About two weeks ago, I was in a small car accident. It was more like a car incident. In any case, I reported it to my insurance and I called the other cars insurance to see if I can get my very minor damages covered. The whole situation was not as black and white as I would have liked it to be but in talking with my husband, he said not to be surprised if I was found liable. In other words, there was a possibility that I would be found in the wrong. I fought this label very hard. I was not in the wrong!!! I mean there I was driving my car, minding my business, trying to get home and CRASH! There was other things that didn't feel right either. Again, the purpose of this post is not to get people on my side but to explore this process that I went through.
I recently heard back from the insurance company and they deemed me, "in the wrong." I'm still fighting it.
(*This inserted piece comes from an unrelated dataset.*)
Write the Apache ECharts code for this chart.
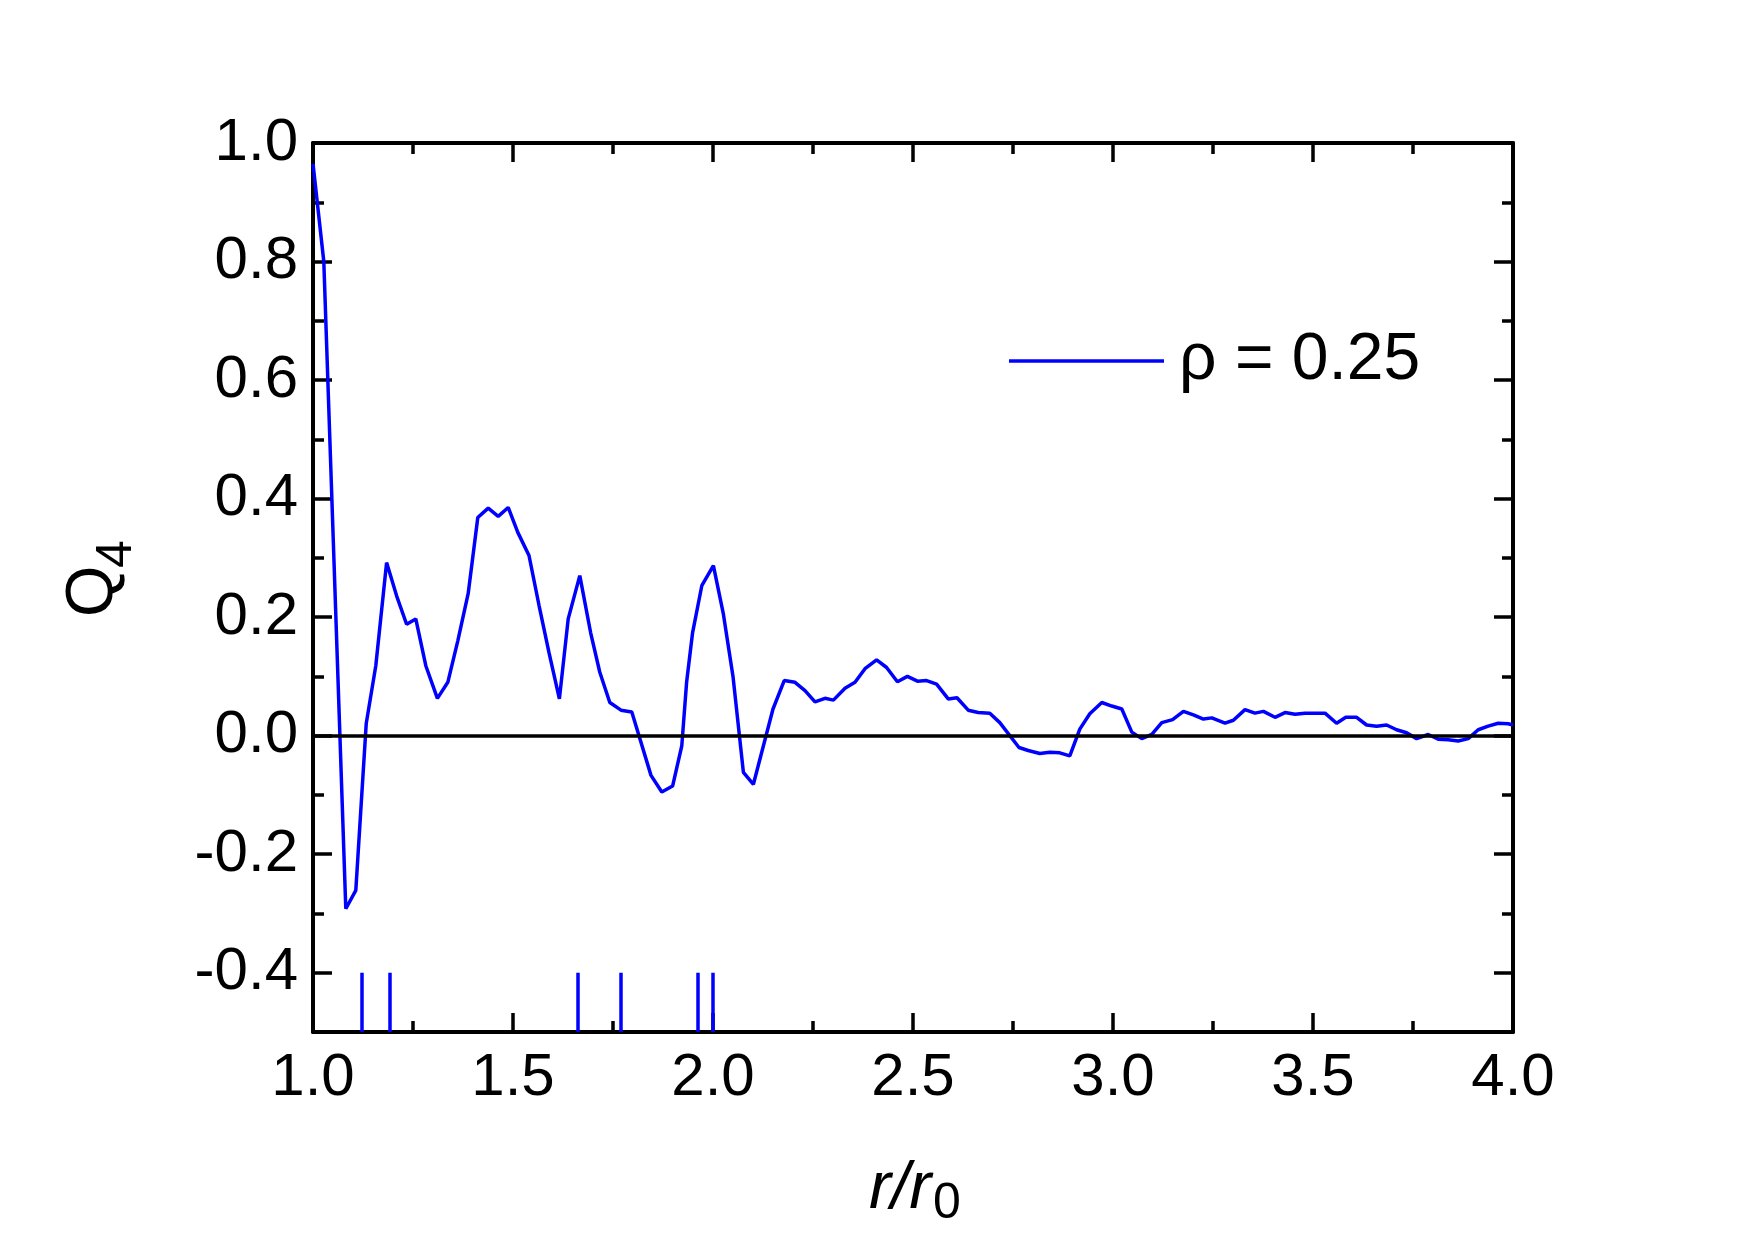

This whole thing has made me feel very insecure about my driving and my capabilities. I feel that I am a very capable driver so it is hard for me to accept, if possible, user error. Why do I fight this so hard? Am I so good that I can't be deemed in the wrong? I can tell you that I know me and I'm not so right. In fact, there is nothing really about me that is in the right... except Jesus.
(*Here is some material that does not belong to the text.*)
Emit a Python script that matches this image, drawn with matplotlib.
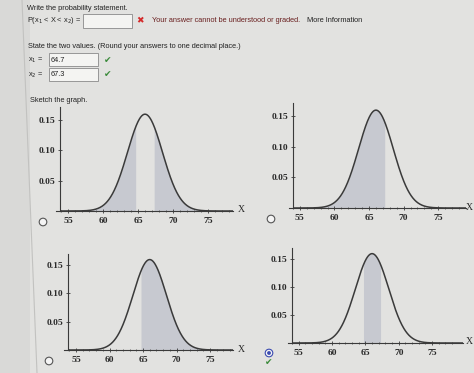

Romans 3:10 tells us that there is none righteous. Yes, I said it right, not a one. God is the one who redeems us and makes us righteous. After being in my ego for a while and having to confront my... what is it called again? Humanity, having to confront my humanity. I now have a lot of things to talk myself into: getting my mind ready to start work again; summer cleaning the house and working on things that should have been done but are not. What are those things? I don't really want to talk about it because there is a possibility I may not be able to complete a goal. My fragile ego is taking some blows but God is with me and He makes me righteous. I need to trust in God.
Confession is good for the soul. As I get ready to go and do things that need to be done, what do you need to talk to yourself about? I can't be the only one, can I? In any case, even if I am, praise the Lord!